◆ What to do
Among the lines below, list those containing the string "code".

◆ Dataset excerpts
================

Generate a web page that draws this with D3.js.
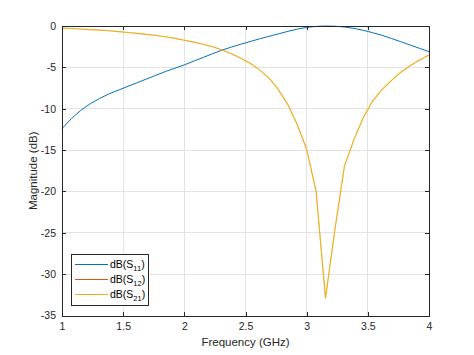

================

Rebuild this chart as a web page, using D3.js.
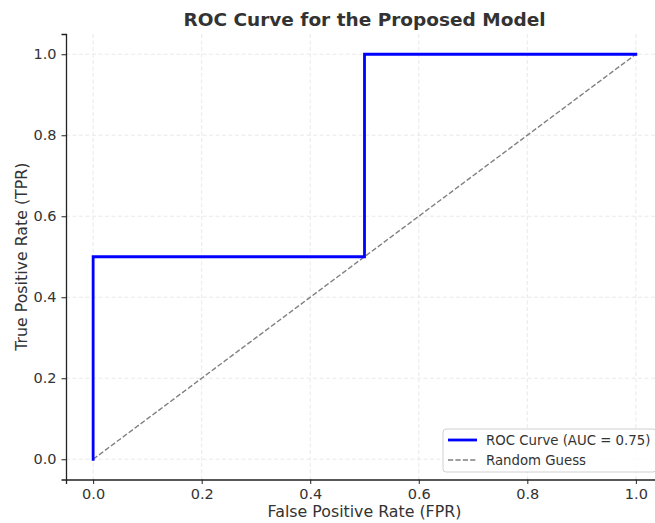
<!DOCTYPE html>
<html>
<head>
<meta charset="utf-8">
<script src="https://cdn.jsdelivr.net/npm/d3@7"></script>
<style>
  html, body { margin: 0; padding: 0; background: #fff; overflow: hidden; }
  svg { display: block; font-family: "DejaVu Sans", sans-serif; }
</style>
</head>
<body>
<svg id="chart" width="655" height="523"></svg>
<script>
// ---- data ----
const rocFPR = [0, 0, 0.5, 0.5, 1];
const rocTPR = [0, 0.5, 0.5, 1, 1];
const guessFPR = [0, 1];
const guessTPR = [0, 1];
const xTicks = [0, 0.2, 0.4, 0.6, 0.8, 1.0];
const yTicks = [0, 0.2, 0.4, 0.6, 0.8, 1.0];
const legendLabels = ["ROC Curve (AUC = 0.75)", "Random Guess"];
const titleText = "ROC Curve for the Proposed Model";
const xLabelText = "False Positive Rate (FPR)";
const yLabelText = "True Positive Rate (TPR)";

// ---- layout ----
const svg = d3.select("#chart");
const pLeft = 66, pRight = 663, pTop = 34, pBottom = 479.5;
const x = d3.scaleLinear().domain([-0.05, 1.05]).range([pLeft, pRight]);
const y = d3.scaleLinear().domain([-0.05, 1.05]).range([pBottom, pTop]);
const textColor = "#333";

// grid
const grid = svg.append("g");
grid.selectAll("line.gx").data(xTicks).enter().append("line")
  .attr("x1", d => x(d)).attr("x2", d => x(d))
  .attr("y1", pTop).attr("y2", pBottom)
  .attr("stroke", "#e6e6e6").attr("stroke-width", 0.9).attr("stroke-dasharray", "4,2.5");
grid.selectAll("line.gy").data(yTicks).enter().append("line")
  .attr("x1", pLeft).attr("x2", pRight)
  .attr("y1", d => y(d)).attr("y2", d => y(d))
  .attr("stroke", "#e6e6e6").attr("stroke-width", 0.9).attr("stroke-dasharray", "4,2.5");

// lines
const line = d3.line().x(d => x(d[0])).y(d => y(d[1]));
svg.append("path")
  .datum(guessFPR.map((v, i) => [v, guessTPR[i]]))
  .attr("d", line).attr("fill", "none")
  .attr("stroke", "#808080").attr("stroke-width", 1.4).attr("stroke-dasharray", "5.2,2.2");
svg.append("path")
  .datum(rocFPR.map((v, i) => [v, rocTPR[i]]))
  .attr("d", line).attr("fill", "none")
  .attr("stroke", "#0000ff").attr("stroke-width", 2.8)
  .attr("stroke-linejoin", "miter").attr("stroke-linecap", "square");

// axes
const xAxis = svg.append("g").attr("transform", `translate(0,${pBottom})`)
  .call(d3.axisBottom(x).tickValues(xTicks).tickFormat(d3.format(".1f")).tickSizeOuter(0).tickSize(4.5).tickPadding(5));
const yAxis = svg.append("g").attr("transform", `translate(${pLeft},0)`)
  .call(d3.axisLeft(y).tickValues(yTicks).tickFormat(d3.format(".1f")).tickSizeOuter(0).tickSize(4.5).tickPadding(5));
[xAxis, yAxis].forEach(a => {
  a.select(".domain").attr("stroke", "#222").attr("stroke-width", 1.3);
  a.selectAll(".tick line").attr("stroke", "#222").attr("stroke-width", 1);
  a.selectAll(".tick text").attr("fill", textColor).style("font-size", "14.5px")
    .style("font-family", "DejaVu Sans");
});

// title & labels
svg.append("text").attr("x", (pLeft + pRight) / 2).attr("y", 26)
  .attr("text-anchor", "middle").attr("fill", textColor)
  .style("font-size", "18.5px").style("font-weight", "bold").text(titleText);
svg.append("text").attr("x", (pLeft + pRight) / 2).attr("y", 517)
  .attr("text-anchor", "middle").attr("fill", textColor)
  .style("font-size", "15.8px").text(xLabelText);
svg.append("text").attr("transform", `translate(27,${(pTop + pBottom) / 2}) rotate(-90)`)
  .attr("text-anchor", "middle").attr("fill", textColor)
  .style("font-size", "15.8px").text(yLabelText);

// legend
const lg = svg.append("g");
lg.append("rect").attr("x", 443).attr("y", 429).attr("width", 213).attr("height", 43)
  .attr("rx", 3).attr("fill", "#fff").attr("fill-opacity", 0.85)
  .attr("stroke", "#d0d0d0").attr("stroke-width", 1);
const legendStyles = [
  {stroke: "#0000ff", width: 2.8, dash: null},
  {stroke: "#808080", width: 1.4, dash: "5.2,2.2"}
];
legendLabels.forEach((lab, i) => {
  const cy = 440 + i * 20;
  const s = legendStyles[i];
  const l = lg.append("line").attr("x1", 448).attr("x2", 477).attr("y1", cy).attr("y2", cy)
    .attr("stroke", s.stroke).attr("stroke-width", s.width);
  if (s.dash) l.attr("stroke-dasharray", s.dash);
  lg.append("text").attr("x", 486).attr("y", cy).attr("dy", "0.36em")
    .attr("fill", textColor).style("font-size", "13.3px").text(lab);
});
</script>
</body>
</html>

================

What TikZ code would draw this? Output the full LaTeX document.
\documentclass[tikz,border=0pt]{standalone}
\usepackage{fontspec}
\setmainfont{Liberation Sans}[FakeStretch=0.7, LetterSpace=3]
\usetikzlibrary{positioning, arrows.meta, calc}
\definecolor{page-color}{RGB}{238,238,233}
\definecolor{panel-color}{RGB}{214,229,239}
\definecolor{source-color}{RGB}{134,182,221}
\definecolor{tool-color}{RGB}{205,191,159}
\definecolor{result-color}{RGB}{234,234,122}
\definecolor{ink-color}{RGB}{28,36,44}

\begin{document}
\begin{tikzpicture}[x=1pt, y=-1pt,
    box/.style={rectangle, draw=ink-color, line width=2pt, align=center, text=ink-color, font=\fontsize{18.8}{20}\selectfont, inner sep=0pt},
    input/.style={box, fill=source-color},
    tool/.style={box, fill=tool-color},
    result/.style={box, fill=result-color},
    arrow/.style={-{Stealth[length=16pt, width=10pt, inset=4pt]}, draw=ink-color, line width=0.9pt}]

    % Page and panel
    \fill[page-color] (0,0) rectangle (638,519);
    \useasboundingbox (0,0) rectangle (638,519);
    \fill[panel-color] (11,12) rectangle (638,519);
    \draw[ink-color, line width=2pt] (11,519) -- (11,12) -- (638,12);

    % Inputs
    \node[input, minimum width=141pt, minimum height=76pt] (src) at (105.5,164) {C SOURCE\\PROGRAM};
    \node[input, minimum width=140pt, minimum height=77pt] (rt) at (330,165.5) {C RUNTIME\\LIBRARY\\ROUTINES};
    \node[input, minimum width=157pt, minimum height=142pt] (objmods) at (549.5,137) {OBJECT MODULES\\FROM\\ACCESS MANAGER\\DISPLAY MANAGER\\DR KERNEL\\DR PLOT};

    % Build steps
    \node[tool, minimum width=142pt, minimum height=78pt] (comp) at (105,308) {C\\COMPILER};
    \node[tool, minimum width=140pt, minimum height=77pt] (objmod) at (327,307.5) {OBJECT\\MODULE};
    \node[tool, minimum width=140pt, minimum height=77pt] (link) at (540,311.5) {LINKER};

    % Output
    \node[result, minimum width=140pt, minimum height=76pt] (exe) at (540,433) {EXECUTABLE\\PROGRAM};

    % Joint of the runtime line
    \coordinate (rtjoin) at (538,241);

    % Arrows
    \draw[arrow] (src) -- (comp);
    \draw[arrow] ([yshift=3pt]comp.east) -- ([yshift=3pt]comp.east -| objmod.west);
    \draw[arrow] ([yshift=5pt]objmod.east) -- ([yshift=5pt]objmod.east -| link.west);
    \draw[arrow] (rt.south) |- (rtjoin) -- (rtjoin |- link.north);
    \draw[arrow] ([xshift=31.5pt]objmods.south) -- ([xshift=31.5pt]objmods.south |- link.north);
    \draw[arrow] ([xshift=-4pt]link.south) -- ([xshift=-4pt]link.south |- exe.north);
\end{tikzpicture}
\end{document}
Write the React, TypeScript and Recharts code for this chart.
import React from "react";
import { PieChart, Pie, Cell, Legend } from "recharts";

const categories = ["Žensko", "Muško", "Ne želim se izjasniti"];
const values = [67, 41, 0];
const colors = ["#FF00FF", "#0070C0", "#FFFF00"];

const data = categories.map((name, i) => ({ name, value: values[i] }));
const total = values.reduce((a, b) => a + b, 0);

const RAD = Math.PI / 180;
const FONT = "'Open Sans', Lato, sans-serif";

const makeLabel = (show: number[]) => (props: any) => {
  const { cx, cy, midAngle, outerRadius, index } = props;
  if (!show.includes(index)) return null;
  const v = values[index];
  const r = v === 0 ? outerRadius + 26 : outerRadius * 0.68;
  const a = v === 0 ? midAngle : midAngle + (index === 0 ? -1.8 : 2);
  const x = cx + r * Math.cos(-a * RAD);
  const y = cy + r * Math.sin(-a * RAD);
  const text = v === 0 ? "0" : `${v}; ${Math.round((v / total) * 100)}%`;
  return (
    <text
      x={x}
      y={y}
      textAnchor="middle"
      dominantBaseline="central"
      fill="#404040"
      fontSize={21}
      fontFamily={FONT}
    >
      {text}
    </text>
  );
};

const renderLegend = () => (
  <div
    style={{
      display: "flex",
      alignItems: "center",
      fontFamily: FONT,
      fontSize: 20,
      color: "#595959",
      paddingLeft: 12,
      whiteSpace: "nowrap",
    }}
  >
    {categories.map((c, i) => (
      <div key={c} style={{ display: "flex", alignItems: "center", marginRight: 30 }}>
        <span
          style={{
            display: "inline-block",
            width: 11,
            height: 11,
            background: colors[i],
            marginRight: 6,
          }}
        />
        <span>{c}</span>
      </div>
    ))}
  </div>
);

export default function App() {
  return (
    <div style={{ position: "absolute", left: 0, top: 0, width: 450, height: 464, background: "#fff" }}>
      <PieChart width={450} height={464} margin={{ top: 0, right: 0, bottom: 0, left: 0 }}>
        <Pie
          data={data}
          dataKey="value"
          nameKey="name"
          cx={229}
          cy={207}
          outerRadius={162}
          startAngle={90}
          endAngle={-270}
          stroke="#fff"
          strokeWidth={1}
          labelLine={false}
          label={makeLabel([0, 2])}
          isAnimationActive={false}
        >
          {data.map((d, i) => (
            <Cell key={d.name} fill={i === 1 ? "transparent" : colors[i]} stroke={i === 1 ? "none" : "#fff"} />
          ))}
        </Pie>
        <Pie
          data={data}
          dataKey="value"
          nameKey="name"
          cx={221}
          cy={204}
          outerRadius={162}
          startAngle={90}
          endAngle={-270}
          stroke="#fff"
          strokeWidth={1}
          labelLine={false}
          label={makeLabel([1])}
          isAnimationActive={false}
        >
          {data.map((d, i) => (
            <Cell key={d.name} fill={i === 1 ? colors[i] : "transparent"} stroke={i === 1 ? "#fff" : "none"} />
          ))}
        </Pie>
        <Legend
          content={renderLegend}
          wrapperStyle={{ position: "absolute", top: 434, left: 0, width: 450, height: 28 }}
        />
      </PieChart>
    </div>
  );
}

================

◆ Answer
What TikZ code would draw this? Output the full LaTeX document.
Write the React, TypeScript and Recharts code for this chart.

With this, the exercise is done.